Recovering from the Ebola Crisis

The outbreak of Ebola virus disease (EVD) in parts of West Africa is now the largest, longest, most severe and most complex in the nearly four-decade history of this disease. This report comprises contributions to the national recovery planning processes.

In response to a call by the United Nations Secretary-General and the Governments of Guinea, Liberia and Sierra Leone, an international team conducted an Ebola Recovery Assessment. The United Nations, European Union, World Bank and African Development Bank carried out the multi-partner mission in January 2015, in consultation with a range of partners including the Mano River Union, Economic Community of West African States (ECOWAS) and African Union. The aim was to contribute towards laying the foundation for short-, medium- and long-term recovery while the medical emergency response continues to tackle the epidemic.
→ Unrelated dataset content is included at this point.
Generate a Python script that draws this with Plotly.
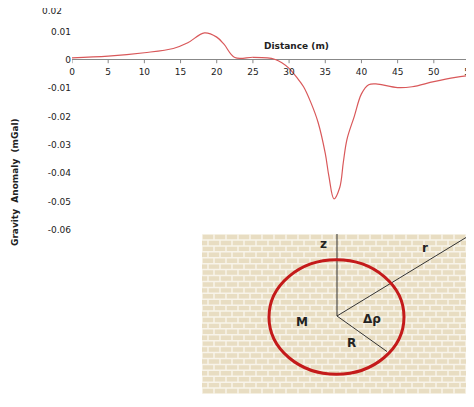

Discussions during the mission focused on five interrelated questions:
-What pre-Ebola structural conditions and practices facilitated the rapid spread of the EVD?
-What has been the direct impact of the EVD epidemic on structures and systems?
-What are the critical recovery priorities for the short term (12 months) and for the medium-to-long term (three to five years)?
-What are existing Ebola-related capacities and resources on which recovery should be based?
-What immediate and medium-term risks could undermine recovery efforts and outcomes if no mitigating
measures are put in place?

Four thematic working groups were established for the assessment to ensure full coverage of Ebola-related issues: i) health, nutrition and WASH (water, sanitation and hygiene); ii) governance, peacebuilding and social cohesion; iii) infrastructure and basic services; and iv) socio-economic revitalization.

In addition to thematic area analysis, country reports provide additional information on the three Ebola-affected countries.
This integrated report is based on the submissions of these working groups and the country reports submitted to the three governments as contributions to their national recovery planning processes.